The fact is loads more people are going to be running their money far, far more cheaply in five years time then five years ago.
Obviously it’s completely annoying to face something like that £25 charge. I totally get that.
I originally put her onto this as it was a way of holding some interesting investment trusts at a discount for free. Now we’ll probably move her cash to a simple stakeholder CTF charging 1.5% or similar, which is obviously awful but far better than a flat fee for such tiny sums.
So I do understand how annoying these charges are, and I appreciate some want to drill down every last pound. Good for them! 🙂 But when it comes to RDR there’s a bigger wrong being righted, as I think we all appreciate.
> So I do understand how annoying these charges are, and I appreciate some want to drill down every last pound. Good for them!
If I had to swallow TD’s new 0.35% fee my portfolio costs would increase by over £2k/year. That’s not just “drilling down to every last pound”, and I rather resent your implication that £2k/year is small change.
Clearly I won’t pay that charge. But to avoid it I will be forced to move stuff around brokers, incurring non-negligible transfer charges and in the worst case perhaps also a CGT liability. Under the circumstances I don’t think that my feeling a tad “hacked off” is unjustified.
@Jumper — I don’t think there’s much utility in us taking this in an ad hominem direction. My comments about RDR weren’t directed at your specific situation, and even if they were you hadn’t shared any information about your portfolio size or the potential hit as far as I’m aware, so resenting the fact that I can divine neither from a couple of comments on a website seems rather curious.
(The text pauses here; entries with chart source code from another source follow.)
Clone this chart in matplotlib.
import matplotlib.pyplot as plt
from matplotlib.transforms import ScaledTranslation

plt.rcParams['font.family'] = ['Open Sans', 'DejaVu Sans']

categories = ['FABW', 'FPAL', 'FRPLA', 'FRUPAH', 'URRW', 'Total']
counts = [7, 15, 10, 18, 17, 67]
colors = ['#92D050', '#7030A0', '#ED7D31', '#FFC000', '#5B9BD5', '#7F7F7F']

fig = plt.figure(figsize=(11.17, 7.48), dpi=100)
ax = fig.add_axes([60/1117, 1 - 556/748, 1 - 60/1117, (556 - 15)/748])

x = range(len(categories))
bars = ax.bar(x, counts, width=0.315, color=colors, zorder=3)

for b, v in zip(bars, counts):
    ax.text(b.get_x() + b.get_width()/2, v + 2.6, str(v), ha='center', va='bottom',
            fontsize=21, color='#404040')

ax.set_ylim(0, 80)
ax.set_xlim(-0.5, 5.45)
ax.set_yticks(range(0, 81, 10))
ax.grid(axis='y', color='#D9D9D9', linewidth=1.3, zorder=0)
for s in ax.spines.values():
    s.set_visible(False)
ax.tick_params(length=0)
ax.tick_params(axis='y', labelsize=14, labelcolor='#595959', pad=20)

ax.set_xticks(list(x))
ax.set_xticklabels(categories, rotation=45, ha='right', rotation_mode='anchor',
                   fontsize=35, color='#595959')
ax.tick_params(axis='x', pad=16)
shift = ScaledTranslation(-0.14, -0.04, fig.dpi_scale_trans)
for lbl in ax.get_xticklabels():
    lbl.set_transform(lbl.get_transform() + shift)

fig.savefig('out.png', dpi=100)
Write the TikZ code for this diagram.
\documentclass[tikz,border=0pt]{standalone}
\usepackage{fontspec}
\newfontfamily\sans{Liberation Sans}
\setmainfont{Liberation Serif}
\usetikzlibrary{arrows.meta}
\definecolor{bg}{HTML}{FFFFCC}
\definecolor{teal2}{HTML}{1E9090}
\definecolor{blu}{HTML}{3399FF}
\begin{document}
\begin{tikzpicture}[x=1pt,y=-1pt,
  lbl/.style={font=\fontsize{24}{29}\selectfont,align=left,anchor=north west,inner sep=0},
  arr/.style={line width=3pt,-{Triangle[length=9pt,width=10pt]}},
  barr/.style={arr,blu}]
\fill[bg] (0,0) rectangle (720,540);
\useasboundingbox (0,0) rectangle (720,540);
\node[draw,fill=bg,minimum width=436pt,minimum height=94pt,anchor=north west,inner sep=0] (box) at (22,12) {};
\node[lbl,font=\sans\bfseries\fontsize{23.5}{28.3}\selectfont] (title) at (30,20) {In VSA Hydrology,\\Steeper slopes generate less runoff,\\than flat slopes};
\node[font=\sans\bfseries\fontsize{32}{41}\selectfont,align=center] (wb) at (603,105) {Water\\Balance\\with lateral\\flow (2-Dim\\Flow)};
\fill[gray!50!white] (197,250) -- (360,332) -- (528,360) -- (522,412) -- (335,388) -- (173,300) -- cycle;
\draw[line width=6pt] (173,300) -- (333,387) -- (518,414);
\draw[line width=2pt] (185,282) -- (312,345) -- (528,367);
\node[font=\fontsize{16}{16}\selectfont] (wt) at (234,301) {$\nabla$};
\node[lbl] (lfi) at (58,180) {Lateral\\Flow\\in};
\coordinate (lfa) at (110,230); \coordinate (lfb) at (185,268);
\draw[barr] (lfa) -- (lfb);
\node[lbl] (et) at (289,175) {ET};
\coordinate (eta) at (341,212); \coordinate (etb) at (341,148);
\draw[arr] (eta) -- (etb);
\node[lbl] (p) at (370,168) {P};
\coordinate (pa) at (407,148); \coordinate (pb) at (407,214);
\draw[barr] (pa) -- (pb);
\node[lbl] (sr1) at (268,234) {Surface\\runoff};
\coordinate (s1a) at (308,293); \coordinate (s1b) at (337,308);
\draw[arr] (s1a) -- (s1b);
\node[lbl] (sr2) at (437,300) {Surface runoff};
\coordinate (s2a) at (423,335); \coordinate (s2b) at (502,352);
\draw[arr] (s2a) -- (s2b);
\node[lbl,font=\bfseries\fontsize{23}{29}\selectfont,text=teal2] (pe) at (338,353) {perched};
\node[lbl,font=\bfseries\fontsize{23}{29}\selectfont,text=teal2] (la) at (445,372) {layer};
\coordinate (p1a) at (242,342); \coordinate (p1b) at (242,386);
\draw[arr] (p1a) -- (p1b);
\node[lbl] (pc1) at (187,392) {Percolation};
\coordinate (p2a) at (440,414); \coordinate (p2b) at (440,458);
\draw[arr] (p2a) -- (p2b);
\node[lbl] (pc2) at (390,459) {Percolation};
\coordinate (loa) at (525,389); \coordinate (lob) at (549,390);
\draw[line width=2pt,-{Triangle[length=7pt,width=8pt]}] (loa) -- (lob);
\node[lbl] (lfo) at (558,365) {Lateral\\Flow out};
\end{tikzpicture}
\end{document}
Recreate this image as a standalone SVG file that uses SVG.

My original point is that RDR has made many more people aware of where they are paying what costs. Many more people will see a percentage figure and apply it to an absolute number and realise that together they amount to a meaningful hit, and then take action. This article and others elsewhere helps show them the way.
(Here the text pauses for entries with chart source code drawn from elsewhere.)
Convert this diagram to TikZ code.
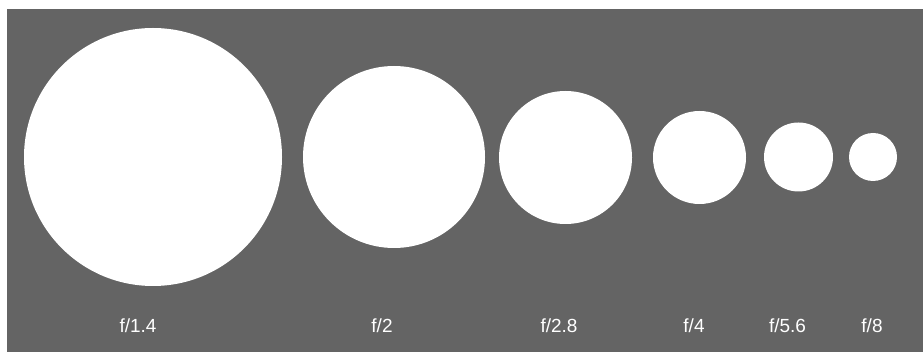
\documentclass[tikz,border=0pt]{standalone}
\usepackage{fontspec}
\setmainfont{Liberation Sans}
\usepackage{xcolor}
\definecolor{panelgray}{HTML}{646464}

\begin{document}
\begin{tikzpicture}[x=1pt,y=-1pt,
    aperture/.style={circle,fill=white,inner sep=0pt,minimum size=#1},
    stoplabel/.style={text=white,font=\fontsize{19}{22}\selectfont,anchor=base}]
\useasboundingbox (0,0) rectangle (923,352);
\fill[white] (0,0) rectangle (923,352);
\fill[panelgray] (7,9) rectangle (923,352);
    \node [aperture=258pt] (A1) at (153,157) {};
    \node [aperture=182pt] (A2) at (394,157) {};
    \node [aperture=133pt] (A3) at (565.5,157.5) {};
    \node [aperture=93pt] (A4) at (699.5,157.5) {};
    \node [aperture=69pt] (A5) at (798.5,157) {};
    \node [aperture=48pt] (A6) at (873,157) {};
    \node [stoplabel] (L1) at (138,333) {f/1.4};
    \node [stoplabel] (L2) at (382,333) {f/2};
    \node [stoplabel] (L3) at (559,333) {f/2.8};
    \node [stoplabel] (L4) at (694,333) {f/4};
    \node [stoplabel] (L5) at (787.5,333) {f/5.6};
    \node [stoplabel] (L6) at (872,333) {f/8};
\end{tikzpicture}
\end{document}
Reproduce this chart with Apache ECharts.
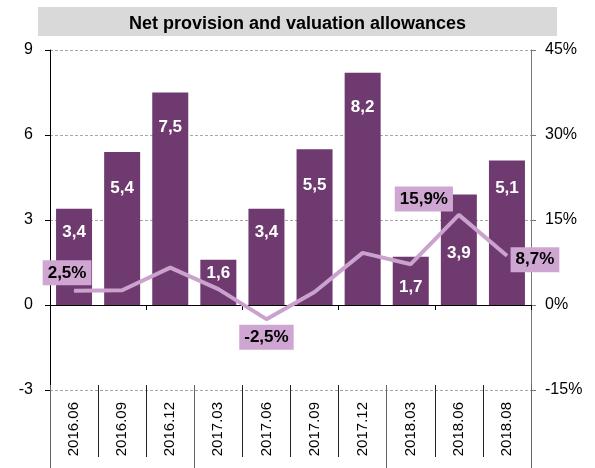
<!DOCTYPE html>
<html>
<head>
<meta charset="utf-8">
<script src="https://cdn.jsdelivr.net/npm/echarts@6/dist/echarts.min.js"></script>
<style>
  html, body { margin: 0; padding: 0; background: #fff; }
  #chart { width: 595px; height: 468px; }
</style>
</head>
<body>
<div id="chart"></div>
<script>
// data
var categories = ['2016.06', '2016.09', '2016.12', '2017.03', '2017.06', '2017.09', '2017.12', '2018.03', '2018.06', '2018.08'];
var provisions = [3.4, 5.4, 7.5, 1.6, 3.4, 5.5, 8.2, 1.7, 3.9, 5.1];
var growthPct = [2.5, 2.6, 6.6, 2.8, -2.5, 2.3, 9.2, 7.2, 15.9, 8.7];
var labelledPoints = [0, 4, 8, 9];
var leftTicks = { min: -3, max: 9, step: 3 };
var rightTicks = { min: -15, max: 45, step: 15 };

// label placement (style only)
var barLabelDy = [24, 36, 35, 14, 24, 36, 35, 30, 59, 28];
var pointLabelOffset = { 0: [-7, -18], 4: [0, 18], 8: [-35, -16], 9: [28, 4] };
var yearStarts = [0, 3, 7];

var FONT = 'Liberation Sans, Arial, sans-serif';
var PURPLE = '#6e3a6f';
var LILAC = '#caa2cd';

function comma(v) { return v.toFixed(1).replace('.', ','); }

var barData = provisions.map(function (v, i) {
  return {
    value: v,
    label: { position: ['50%', barLabelDy[i]] }
  };
});

var lineData = growthPct.map(function (v, i) {
  var item = { value: v };
  if (labelledPoints.indexOf(i) >= 0) {
    item.label = { show: true, offset: pointLabelOffset[i] };
  }
  return item;
});

var myChart = echarts.init(document.getElementById('chart'));
var option = {
  animation: false,
  textStyle: { fontFamily: FONT },
  title: {
    text: 'Net provision and valuation allowances',
    left: 'center',
    top: 7,
    backgroundColor: '#d9d9d9',
    padding: [8, 91, 3, 91],
    textStyle: { fontFamily: FONT, fontSize: 18, fontWeight: 'bold', color: '#000', lineHeight: 18 }
  },
  grid: { left: 50, right: 64, top: 50, bottom: 78 },
  xAxis: [{
    type: 'category',
    data: categories,
    axisLine: { onZero: true, lineStyle: { color: '#000', width: 1 } },
    axisTick: { show: true, length: 5, lineStyle: { color: '#000' } },
    axisLabel: { show: false }
  }, {
    type: 'category',
    data: categories,
    position: 'bottom',
    offset: -5,
    axisLine: { show: false, onZero: false },
    axisTick: { show: true, length: 72, interval: 0, lineStyle: { color: '#222' } },
    axisLabel: { rotate: 90, margin: 17, fontSize: 15, color: '#000', fontFamily: FONT, interval: 0 }
  }, {
    type: 'category',
    data: categories,
    position: 'bottom',
    offset: -5,
    axisLine: { show: false, onZero: false },
    axisTick: {
      show: true, length: 83,
      interval: function (index) { return yearStarts.indexOf(index) >= 0; },
      lineStyle: { color: '#666' }
    },
    axisLabel: { show: false }
  }],
  yAxis: [{
    type: 'value',
    min: leftTicks.min, max: leftTicks.max, interval: leftTicks.step,
    axisLine: { show: true, lineStyle: { color: '#000' } },
    axisTick: { show: true, length: 5, lineStyle: { color: '#000' } },
    axisLabel: { fontSize: 16, color: '#000', margin: 17, fontFamily: FONT },
    splitLine: { show: true, lineStyle: { color: '#a6a6a6', type: [3, 2] } }
  }, {
    type: 'value',
    position: 'right',
    min: rightTicks.min, max: rightTicks.max, interval: rightTicks.step,
    axisLine: { show: true, lineStyle: { color: '#777' } },
    axisTick: { show: true, length: 5, lineStyle: { color: '#777' } },
    axisLabel: { fontSize: 16, color: '#000', margin: 14, fontFamily: FONT, formatter: '{value}%' },
    splitLine: { show: false }
  }],
  series: [{
    name: 'Net provision',
    type: 'bar',
    data: barData,
    barWidth: 36,
    itemStyle: { color: PURPLE },
    label: {
      show: true,
      align: 'center',
      verticalAlign: 'middle',
      color: '#fff',
      fontSize: 17,
      fontWeight: 'bold',
      fontFamily: FONT,
      formatter: function (p) { return comma(p.value); }
    },
    z: 2
  }, {
    name: 'Change',
    type: 'line',
    yAxisIndex: 1,
    data: lineData,
    symbol: 'circle',
    symbolSize: 1,
    itemStyle: { color: LILAC },
    lineStyle: { color: LILAC, width: 4 },
    label: {
      show: false,
      position: 'inside',
      color: '#000',
      fontSize: 17,
      fontWeight: 'bold',
      fontFamily: FONT,
      backgroundColor: '#cfa6d2',
      padding: [4, 5, 3, 5],
      lineHeight: 18,
      formatter: function (p) { return comma(p.value) + '%'; }
    },
    z: 3
  }]
};
myChart.setOption(option);
window.addEventListener('resize', function () {
  myChart.resize();
});
</script>
</body>
</html>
Pre-RDR, many (most?) would have been none the wiser.
Clearly if those two variables produces a £2K hit, you’re going to do something about it. I agree entirely, that’s not small change. For someone with a £10m portfolio it’d be a £35K toll. For someone with £1K, it’d be £35.
That the costs are unwrapped in the sunlight is the point as far as my defence of RDR is concerned, not the absolute sums for any particular reader.
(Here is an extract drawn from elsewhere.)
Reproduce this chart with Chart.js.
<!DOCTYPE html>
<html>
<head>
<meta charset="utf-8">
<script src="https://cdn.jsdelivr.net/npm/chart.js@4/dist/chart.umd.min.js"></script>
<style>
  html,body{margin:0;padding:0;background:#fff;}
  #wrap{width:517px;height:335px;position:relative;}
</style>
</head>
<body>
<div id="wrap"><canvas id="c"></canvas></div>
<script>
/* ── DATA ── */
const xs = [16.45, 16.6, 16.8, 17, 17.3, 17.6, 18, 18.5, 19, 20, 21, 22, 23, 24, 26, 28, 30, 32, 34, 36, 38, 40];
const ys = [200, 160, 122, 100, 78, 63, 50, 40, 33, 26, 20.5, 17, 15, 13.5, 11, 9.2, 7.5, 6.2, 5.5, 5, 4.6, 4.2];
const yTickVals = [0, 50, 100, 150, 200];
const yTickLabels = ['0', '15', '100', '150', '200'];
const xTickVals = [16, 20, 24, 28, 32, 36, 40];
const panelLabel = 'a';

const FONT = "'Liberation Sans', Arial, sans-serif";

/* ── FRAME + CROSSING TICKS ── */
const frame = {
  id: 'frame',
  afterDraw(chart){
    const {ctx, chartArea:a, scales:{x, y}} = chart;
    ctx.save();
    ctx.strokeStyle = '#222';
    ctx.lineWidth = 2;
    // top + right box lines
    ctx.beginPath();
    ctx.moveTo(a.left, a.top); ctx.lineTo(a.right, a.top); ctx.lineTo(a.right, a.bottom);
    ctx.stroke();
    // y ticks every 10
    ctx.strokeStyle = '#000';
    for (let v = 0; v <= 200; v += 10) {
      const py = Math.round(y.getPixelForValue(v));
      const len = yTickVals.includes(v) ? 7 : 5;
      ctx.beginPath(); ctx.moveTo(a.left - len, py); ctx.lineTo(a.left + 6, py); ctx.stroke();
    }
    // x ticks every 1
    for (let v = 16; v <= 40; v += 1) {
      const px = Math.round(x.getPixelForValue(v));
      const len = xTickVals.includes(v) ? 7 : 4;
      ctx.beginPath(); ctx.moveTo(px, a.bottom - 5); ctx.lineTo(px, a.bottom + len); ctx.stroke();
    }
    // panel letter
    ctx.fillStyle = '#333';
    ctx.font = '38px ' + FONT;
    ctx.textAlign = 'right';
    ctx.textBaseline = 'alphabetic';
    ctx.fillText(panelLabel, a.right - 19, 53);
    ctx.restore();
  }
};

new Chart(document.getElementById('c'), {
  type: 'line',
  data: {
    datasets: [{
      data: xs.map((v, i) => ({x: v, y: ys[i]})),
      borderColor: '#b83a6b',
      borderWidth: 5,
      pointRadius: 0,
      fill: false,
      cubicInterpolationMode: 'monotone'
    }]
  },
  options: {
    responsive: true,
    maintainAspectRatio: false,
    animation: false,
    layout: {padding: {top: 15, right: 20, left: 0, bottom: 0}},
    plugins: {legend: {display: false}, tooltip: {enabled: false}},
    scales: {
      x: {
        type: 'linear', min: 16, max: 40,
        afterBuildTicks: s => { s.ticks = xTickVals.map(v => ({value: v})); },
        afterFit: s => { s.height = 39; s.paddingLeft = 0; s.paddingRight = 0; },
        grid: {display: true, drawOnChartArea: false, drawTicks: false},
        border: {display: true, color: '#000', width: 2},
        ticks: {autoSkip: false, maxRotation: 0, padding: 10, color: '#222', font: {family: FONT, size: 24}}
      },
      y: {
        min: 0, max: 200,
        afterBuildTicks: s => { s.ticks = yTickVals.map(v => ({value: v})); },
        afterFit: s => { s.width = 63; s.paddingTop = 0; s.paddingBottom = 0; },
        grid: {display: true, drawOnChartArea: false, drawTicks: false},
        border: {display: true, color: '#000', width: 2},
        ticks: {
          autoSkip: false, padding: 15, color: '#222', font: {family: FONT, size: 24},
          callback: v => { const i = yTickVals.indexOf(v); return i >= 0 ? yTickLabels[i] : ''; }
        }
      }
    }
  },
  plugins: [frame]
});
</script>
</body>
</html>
As you say, you clearly won’t pay the £2K. I don’t know your specific situation and have no business or desire to, but speaking generally, many passive investors facing a £2K hit from that 0.35% charge could likely bring it down by a factor of ten or more, depending on their specific needs. Hurrah!
I appreciate there’s some turbulence moving stuff around, but let’s not lose sight of the bigger picture, that’s all I’m saying here. The idea that one could run a multiple six figure portfolio for the price of a quality newspaper subscription would have been the stuff of deranged fantasy even 20 years ago. No 2% toll, say, or 5% upfront charge. People have been regularly paying both, on top of other fees, for decades.
Never been a better time to be a private investor.
Three cheers for RDR if it helps do away with charges like that — not to mention the terrible ‘advice’ the whole sanctioned kickback structure encouraged.
The fact that we can now see what we’re paying and move if we want to is a boon, not a burden.
I also think RDR is a good thing and if I have to move stuff when it comes along, so be it.
You can hold unwrapped investments very cheaply but sadly are forced to used platforms for ISAs and SIPPs. Their charges are (within reason) pretty tolerable given the advantages of these two tax wrappers.
Again, to be clear I don’t think RDR is bad. Not at all. The uncertainty and instability with platforms during the transition is bad, though.
ISAs and SIPPs don’t bother me as much as my unwrapped funds with built in capital gains do. My other fear is that smaller platforms will be squeezed out of the market, leaving only large providers with percentage-based fees that dwarf the underlying tracker fund charges. An effective cartel of platforms would be a retrograde step for all investors.
These days the must-have platform comparison tool appears to be a fully functional crystal ball…
Noticed that Fidelity Fundsnetwork have an interesting £75 cashback per £10,000 transferred ISA offer on until 30th April 2013.
So there is an option to transfer/re-register retail HSBC trackers there. You have to keep funds with them 18 months. You have to factor in using jumper’s functional crystal ball what they will do about RDR but the cashback gives you a bit of cash to exit after 18 months if need be with some of the cashback hopefully in pocket. So even if they say introduce a 0.25% platform fee in say November and introduce say £20 per fund re-registration away fees the cashback may cover the amount of these extra costs.
@Jumper — Agreed, that’d be most handy!
I’m confused! Now that TD have a 0.35% platform fee, where’s the best place to invest in Vanguard funds? 50K investment for the long term.
Any advice appreciated!
So we can see that for smaller portfolios you are cheaper investing in funds on a platform like TD Direct that incurs a percentage charge rather than dealing costs.
But what should you do when your portfolio grows past the point it is advantageous.
You’ll be holding funds that incur an annual charge larger than the equivalent ETF dealing charges.. what do you do about this exactly?
Well, you either live with it, or you switch to a more suitable broker, probably a fixed fee one:
http://monevator.com/how-to-transfer-a-stocks-and-shares-isa/
Thank you.
Makes sense. And within the same broker, if I’d chosen to invest in funds to start with with their 0.35% platform fee, I guess when I get to the point the platform fees are more than regular dealing charges for ETFs (which have no platform fee), then I can just switch to buying ETFs instead?
I was going to ask whether it’d be sensible to sell the whole fund and buy ETFs at that point, but I think I’ve found the answer in here: http://monevator.com/switch-to-cheaper-index-funds/
Yes, assuming the ETFs are like for like, and don’t cost a lot more in terms of OCF and dealing fees than they would in the next best alternative.